======== Records for this task
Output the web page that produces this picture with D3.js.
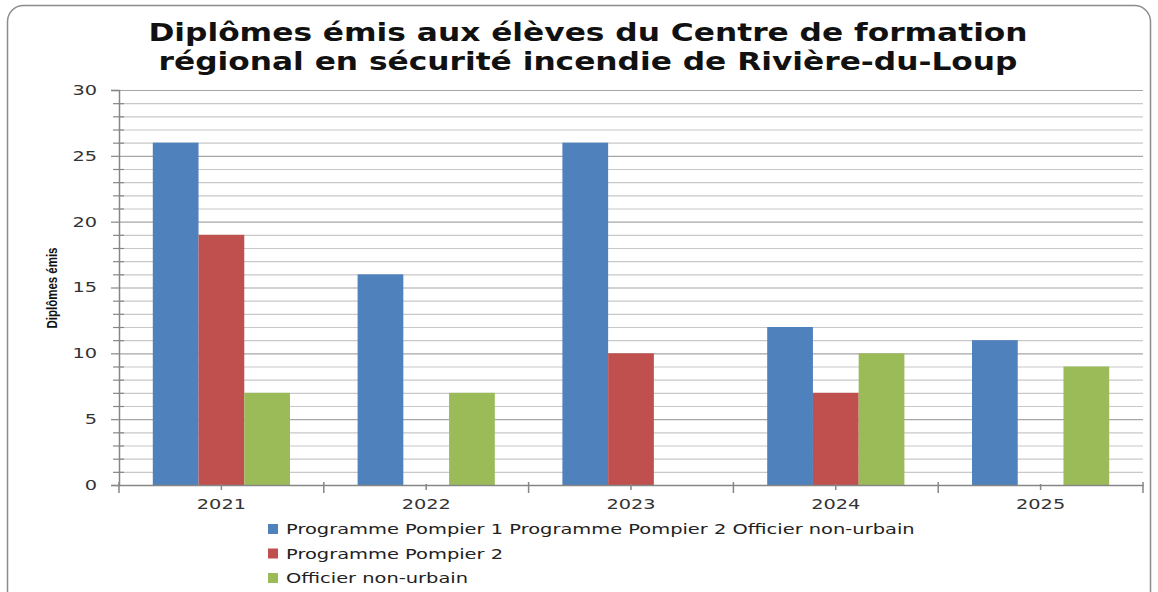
================
======== Records for this task
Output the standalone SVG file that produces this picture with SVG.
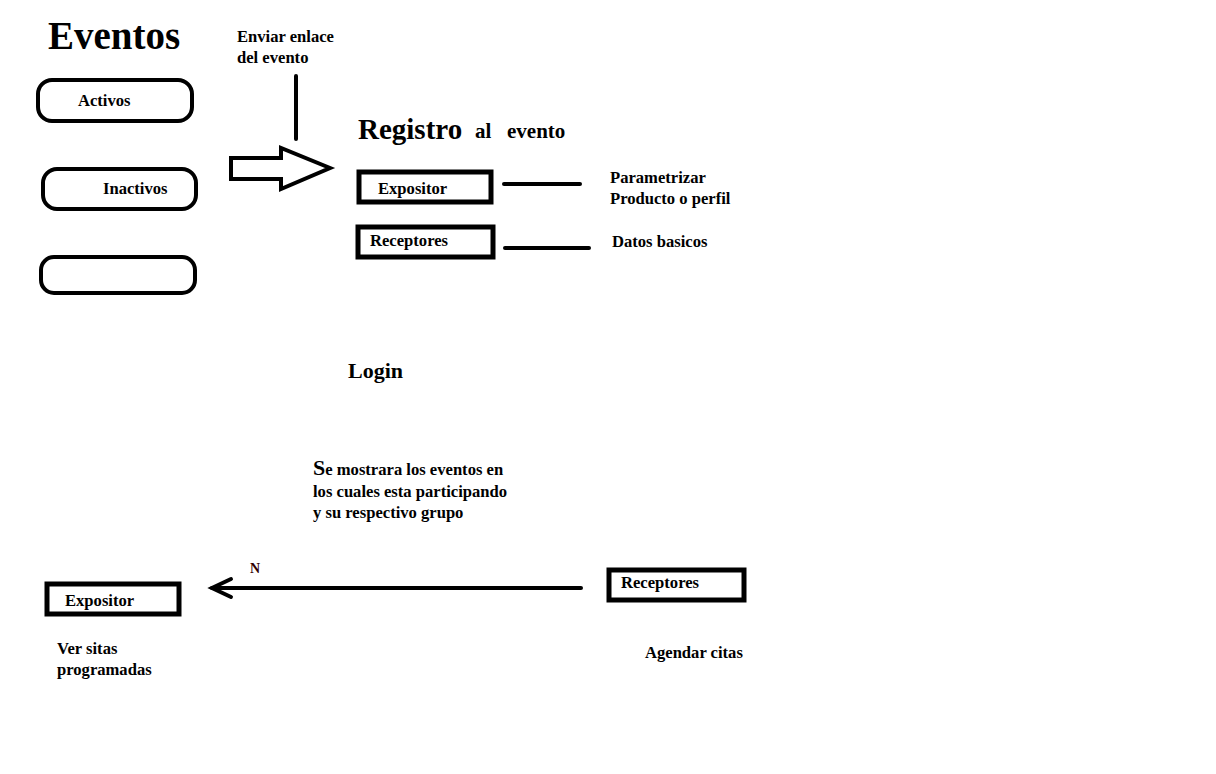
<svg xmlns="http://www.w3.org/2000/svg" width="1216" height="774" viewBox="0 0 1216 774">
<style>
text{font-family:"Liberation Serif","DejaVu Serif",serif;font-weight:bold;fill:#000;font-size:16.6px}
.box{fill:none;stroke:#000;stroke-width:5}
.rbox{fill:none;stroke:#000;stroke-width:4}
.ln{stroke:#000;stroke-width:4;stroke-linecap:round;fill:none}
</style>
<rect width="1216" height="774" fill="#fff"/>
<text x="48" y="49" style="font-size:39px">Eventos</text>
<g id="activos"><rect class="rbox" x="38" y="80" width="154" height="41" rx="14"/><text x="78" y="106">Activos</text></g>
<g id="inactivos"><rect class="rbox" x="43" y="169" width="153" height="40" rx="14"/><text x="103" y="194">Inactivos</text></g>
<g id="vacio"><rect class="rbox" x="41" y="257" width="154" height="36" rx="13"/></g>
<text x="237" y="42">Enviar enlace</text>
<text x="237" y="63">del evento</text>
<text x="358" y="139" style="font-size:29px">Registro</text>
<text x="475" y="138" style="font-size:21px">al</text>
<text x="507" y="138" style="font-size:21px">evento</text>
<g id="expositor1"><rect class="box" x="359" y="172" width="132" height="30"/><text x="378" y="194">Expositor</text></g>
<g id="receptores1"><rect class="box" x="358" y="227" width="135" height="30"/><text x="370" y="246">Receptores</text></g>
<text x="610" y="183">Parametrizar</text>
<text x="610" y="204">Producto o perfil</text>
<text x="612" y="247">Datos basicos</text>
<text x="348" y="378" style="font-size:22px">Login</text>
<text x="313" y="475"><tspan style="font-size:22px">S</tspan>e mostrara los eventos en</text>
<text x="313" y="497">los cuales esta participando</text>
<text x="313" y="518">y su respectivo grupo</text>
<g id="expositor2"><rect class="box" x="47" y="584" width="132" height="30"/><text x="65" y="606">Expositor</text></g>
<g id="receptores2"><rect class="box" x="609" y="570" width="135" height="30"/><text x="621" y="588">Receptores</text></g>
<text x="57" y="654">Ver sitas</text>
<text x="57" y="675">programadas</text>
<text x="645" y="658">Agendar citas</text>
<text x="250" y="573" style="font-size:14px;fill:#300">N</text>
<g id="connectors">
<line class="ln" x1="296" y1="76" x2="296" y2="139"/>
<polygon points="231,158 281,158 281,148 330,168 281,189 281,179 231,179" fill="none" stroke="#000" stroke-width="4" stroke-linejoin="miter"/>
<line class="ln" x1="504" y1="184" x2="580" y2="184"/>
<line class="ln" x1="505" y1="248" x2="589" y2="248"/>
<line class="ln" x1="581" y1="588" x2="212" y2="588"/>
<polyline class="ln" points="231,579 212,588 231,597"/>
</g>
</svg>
================
======== Records for this task
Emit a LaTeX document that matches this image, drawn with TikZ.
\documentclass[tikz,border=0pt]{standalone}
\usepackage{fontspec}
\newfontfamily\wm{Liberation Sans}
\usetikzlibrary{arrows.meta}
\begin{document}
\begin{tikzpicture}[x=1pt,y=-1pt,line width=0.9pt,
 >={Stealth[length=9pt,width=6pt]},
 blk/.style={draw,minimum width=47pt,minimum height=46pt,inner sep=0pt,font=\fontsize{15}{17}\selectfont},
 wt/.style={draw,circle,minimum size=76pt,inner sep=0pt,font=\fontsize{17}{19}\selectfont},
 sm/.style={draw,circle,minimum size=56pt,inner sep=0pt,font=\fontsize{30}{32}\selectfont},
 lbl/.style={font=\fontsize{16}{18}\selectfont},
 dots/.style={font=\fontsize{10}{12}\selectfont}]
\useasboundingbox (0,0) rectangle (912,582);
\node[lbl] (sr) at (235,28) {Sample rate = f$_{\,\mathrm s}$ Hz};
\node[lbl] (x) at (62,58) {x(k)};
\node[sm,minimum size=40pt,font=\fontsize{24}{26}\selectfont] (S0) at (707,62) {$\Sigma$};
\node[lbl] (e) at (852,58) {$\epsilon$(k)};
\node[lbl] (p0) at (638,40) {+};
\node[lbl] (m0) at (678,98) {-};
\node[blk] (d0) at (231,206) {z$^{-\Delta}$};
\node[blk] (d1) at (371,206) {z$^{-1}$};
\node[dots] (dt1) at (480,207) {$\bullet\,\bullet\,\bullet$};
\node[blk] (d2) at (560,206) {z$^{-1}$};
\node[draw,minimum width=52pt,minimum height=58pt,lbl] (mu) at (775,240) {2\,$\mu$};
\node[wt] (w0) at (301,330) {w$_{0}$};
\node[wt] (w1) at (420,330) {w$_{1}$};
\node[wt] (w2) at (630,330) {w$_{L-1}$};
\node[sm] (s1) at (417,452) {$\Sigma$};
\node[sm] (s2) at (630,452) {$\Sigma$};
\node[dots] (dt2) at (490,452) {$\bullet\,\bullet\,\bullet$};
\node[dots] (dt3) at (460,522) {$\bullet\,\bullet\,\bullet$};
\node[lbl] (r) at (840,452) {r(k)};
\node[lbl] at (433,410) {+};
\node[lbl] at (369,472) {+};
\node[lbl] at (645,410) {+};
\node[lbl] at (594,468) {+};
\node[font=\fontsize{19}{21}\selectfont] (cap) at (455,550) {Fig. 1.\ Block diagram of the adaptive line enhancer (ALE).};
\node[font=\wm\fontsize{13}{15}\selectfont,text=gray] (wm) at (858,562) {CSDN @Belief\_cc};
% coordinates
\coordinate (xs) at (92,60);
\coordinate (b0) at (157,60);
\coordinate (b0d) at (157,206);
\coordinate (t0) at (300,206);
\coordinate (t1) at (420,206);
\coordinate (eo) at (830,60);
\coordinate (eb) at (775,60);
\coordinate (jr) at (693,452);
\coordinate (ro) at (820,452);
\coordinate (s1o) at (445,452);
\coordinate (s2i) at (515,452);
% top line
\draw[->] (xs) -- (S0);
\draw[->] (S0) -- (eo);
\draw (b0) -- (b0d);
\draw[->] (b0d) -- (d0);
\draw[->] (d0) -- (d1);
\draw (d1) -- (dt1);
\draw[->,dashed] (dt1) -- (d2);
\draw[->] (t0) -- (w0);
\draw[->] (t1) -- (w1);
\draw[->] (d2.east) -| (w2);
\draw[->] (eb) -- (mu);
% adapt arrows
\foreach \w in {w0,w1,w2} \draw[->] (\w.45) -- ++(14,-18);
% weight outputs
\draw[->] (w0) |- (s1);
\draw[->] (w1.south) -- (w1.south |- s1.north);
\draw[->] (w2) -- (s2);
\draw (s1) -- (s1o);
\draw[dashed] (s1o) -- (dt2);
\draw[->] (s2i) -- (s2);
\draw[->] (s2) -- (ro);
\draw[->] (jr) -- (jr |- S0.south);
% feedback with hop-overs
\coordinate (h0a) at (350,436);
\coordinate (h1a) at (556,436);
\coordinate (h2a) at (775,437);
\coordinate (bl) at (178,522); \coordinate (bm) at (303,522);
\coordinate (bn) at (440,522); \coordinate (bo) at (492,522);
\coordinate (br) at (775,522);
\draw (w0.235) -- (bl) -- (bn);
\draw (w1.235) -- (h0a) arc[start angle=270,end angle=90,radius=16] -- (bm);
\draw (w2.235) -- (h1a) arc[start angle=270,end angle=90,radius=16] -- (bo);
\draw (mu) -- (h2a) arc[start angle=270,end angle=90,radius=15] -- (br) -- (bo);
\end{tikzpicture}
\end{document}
================
> Required work
Say how many lines of the listing above contain "produces", with no other words.

> Task output
2